2. Which one is your focus: the wearing out of your body or inner-man renewal?
3. Give reasons for why you focus on the outer man or the inner man.
4. From 2 Corinthians 4:16, what is it that Paul knew?
5. From 2 Corinthians 4:17: please answer:
a. How is it possible for Paul to write that what is going on in the outer man is but momentary and light?
b. What is the glory that Paul refers to?
6. From 2 Corinthians 4:18: please answer:
a. What are the things that Paul refers to in verses 18 and 16?
b. How is it possible for Paul to focus on the unseen?
c. If your body is failing, does this focus give hope? Why or why not?
d. What do you need to do to apply these principles to your daily life?
7. From 2 Corinthians 12:7-10: please answer:
a. What is Paul teaching in these verses?
b. What is your physical malady?
c. How did Paul spell relief?
d. What is Paul’s goal in life? How is it like Christ’s?
e. What is your goal in life, why, and how have applied these passages?
f. What have been the results?
g. Are there any changes you need to make?

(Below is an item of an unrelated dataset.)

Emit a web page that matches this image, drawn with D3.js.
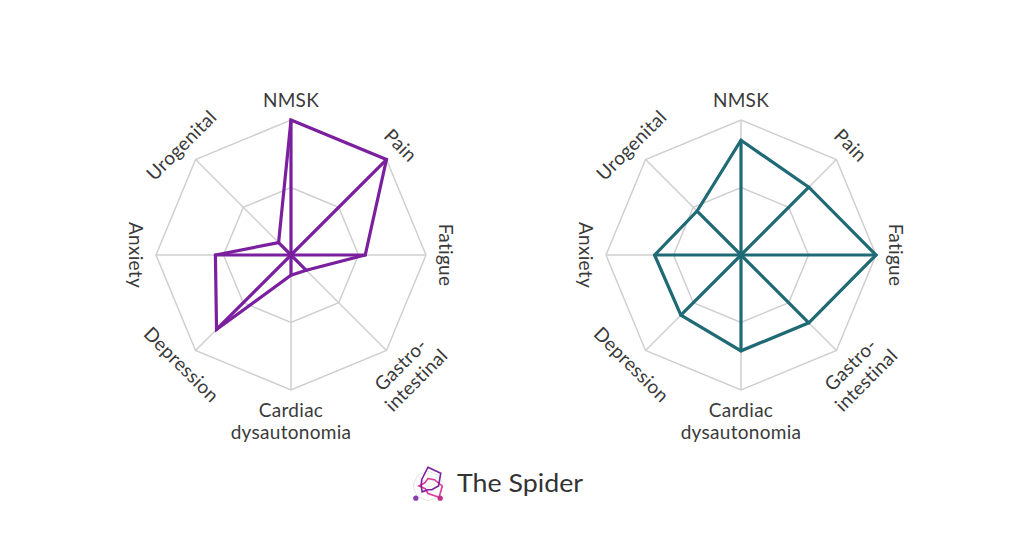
<!DOCTYPE html>
<html>
<head>
<meta charset="utf-8">
<script src="https://cdn.jsdelivr.net/npm/d3@7"></script>
<style>
  html, body { margin: 0; padding: 0; background: #fff; overflow: hidden; }
</style>
</head>
<body>
<div id="chart"></div>
<script>
// axis labels (one array entry per line)
const axisLabels = [
    ["NMSK"], ["Pain"], ["Fatigue"], ["Gastro-", "intestinal"],
    ["Cardiac", "dysautonomia"], ["Depression"], ["Anxiety"], ["Urogenital"]
];
// values, 0..1, clockwise from NMSK
const leftValues  = [1.0, 1.0, 0.55, 0.16, 0.15, 0.78, 0.56, 0.13];
const rightValues = [0.85, 0.71, 1.0, 0.71, 0.71, 0.63, 0.64, 0.46];
const gridLevels = [0.5, 1];

// little logo radar
const logoPurple = [1.25, 1.2, 0.7, 0.35, 0.25, 0.55, 0.45, 0.6];
const logoPink   = [0.5, 0.6, 0.95, 1.05, 0.5, 0.25, 0.6, 0.3];

const width = 1024, height = 538;
const svg = d3.select("#chart").append("svg")
    .attr("width", width)
    .attr("height", height)
    .style("font-family", "Lato, 'Open Sans', sans-serif");

svg.append("rect").attr("width", width).attr("height", height).attr("fill", "#fff");

const n = axisLabels.length;
const angle = d3.scaleLinear().domain([0, n]).range([0, 2 * Math.PI]);

function drawRadar(cx, cy, values, color) {
    const r = d3.scaleLinear().domain([0, 1]).range([0, 135]);
    const g = svg.append("g").attr("transform", `translate(${cx},${cy})`);
    const idx = d3.range(n);

    // grid rings
    g.selectAll(".ring")
        .data(gridLevels)
        .join("path")
        .attr("d", lv => d3.lineRadial()
            .angle(i => angle(i))
            .radius(() => r(lv))
            .curve(d3.curveLinearClosed)(idx))
        .attr("fill", "none")
        .attr("stroke", "#cfcfcf")
        .attr("stroke-width", 1.5);

    // grid spokes
    g.selectAll(".spoke")
        .data(idx)
        .join("line")
        .attr("x2", i => r(1) * Math.sin(angle(i)))
        .attr("y2", i => -r(1) * Math.cos(angle(i)))
        .attr("stroke", "#cfcfcf")
        .attr("stroke-width", 1.5);

    // data spokes
    g.selectAll(".dspoke")
        .data(values)
        .join("line")
        .attr("x2", (v, i) => r(v) * Math.sin(angle(i)))
        .attr("y2", (v, i) => -r(v) * Math.cos(angle(i)))
        .attr("stroke", color)
        .attr("stroke-width", 3.2)
        .attr("stroke-linecap", "round");

    // data polygon
    g.append("path")
        .datum(values)
        .attr("d", d3.lineRadial()
            .angle((v, i) => angle(i))
            .radius(v => r(v))
            .curve(d3.curveLinearClosed))
        .attr("fill", "none")
        .attr("stroke", color)
        .attr("stroke-width", 3.2)
        .attr("stroke-linejoin", "miter");

    // labels, rotated along the rim
    const lineH = 22;
    g.selectAll(".lbl")
        .data(axisLabels)
        .join("text")
        .attr("transform", (lines, i) => {
            const a = angle(i);
            const deg = a * 180 / Math.PI;
            const rot = deg <= 90 ? deg : (deg <= 270 ? deg - 180 : deg - 360);
            const rr = 144 + lines.length * 11;
            return `translate(${rr * Math.sin(a)},${-rr * Math.cos(a)}) rotate(${rot})`;
        })
        .attr("text-anchor", "middle")
        .attr("fill", "#3a3a3a")
        .style("font-size", "19px")
        .style("letter-spacing", "0.3px")
        .each(function (lines) {
            const t = d3.select(this);
            lines.forEach((s, k) => {
                t.append("tspan")
                    .attr("x", 0)
                    .attr("y", (k - (lines.length - 1) / 2) * lineH)
                    .attr("dy", "0.35em")
                    .text(s);
            });
        });
}

drawRadar(291, 255, leftValues, "#7a1f9e");
drawRadar(741, 255, rightValues, "#1f6a74");

// logo
const logo = svg.append("g").attr("transform", "translate(428,486)");
const lr = d3.scaleLinear().domain([0, 1]).range([0, 15]);
const lidx = d3.range(n);
logo.append("path")
    .attr("d", d3.lineRadial().angle(i => angle(i)).radius(lr(1)).curve(d3.curveLinearClosed)(lidx))
    .attr("fill", "none").attr("stroke", "#e4e4e4").attr("stroke-width", 1);
logo.append("path")
    .attr("d", d3.lineRadial().angle(i => angle(i)).radius(lr(0.5)).curve(d3.curveLinearClosed)(lidx))
    .attr("fill", "none").attr("stroke", "#ececec").attr("stroke-width", 0.8);
logo.selectAll(".ls").data(lidx).join("line")
    .attr("x2", i => lr(1) * Math.sin(angle(i)))
    .attr("y2", i => -lr(1) * Math.cos(angle(i)))
    .attr("stroke", "#ececec").attr("stroke-width", 0.8);
[[logoPink, "#e0399a"], [logoPurple, "#7a1f9e"]].forEach(([vals, col]) => {
    logo.append("path")
        .datum(vals)
        .attr("d", d3.lineRadial().angle((v, i) => angle(i)).radius(v => lr(v)).curve(d3.curveLinearClosed))
        .attr("fill", "none").attr("stroke", col).attr("stroke-width", 1.6);
});
// tiny spiders
logo.selectAll(".bug").data([5, 3]).join("circle")
    .attr("cx", i => lr(1.15) * Math.sin(angle(i)))
    .attr("cy", i => -lr(1.15) * Math.cos(angle(i)))
    .attr("r", 2.6)
    .attr("fill", (i, k) => k === 0 ? "#8a3fb0" : "#c0308a");

svg.append("text")
    .attr("x", 457)
    .attr("y", 492)
    .attr("fill", "#333")
    .attr("textLength", 126)
    .attr("lengthAdjust", "spacingAndGlyphs")
    .style("font-size", "25px")
    .text("The Spider");
</script>
</body>
</html>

Please answer what they are, your plans for changing, and the results.
 The inner man refers to a person’s “heart” that is known completely to God, incompletely to himself, and not at all to others. The inner man is expressed in thoughts, desires, and actions which may be observed by others.
 “In Christ” is a Pauline term that pictures God’s relationship with a believer through the finished work of Christ. Paul means that the believer now is in relationship to God not only as Judge and Creator but as Father as well. The believer has a personal relationship with Jesus such that he can call God Abba – Father – and Jesus his brother.